Can you pull out each line of the data below that includes the word "draw"?

-- begin MATERIAL PROVIDED --

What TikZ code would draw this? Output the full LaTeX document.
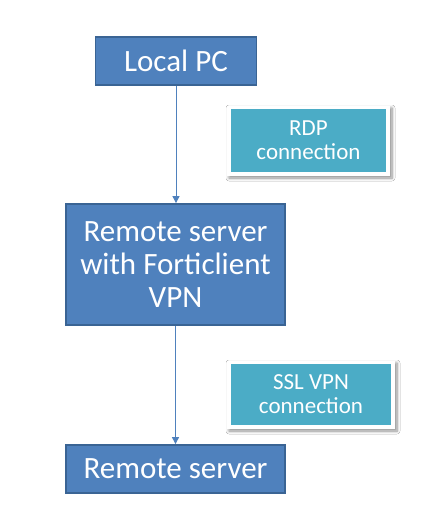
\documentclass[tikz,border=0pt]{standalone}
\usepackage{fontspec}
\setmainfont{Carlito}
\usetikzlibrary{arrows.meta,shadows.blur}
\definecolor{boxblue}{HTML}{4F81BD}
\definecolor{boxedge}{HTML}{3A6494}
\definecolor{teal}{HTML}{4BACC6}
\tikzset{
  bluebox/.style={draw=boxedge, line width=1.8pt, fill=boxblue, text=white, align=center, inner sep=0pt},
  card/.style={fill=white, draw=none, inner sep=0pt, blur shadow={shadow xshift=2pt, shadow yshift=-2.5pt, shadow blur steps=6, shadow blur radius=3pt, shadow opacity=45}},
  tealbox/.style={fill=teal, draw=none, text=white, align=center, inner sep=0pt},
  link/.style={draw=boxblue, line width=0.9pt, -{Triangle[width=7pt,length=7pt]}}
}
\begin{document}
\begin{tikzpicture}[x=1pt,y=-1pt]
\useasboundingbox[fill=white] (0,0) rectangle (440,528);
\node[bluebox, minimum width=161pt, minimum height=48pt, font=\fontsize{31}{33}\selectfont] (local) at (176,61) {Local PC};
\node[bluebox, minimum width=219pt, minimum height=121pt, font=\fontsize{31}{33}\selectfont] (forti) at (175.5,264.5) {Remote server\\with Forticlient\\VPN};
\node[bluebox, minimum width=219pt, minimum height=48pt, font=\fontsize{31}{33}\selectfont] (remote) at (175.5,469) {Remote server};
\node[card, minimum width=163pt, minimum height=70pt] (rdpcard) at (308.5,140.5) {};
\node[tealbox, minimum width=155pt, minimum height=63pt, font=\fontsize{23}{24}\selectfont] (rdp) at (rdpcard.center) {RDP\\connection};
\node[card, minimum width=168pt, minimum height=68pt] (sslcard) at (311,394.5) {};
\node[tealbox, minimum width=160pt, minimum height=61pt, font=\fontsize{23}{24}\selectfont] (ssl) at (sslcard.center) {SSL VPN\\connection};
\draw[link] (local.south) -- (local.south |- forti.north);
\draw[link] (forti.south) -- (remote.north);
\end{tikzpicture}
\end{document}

-- end MATERIAL PROVIDED --

> [WRITTEN SOLUTION]:
What TikZ code would draw this? Output the full LaTeX document.
  bluebox/.style={draw=boxedge, line width=1.8pt, fill=boxblue, text=white, align=center, inner sep=0pt},
  card/.style={fill=white, draw=none, inner sep=0pt, blur shadow={shadow xshift=2pt, shadow yshift=-2.5pt, shadow blur steps=6, shadow blur radius=3pt, shadow opacity=45}},
  tealbox/.style={fill=teal, draw=none, text=white, align=center, inner sep=0pt},
  link/.style={draw=boxblue, line width=0.9pt, -{Triangle[width=7pt,length=7pt]}}
\draw[link] (local.south) -- (local.south |- forti.north);
\draw[link] (forti.south) -- (remote.north);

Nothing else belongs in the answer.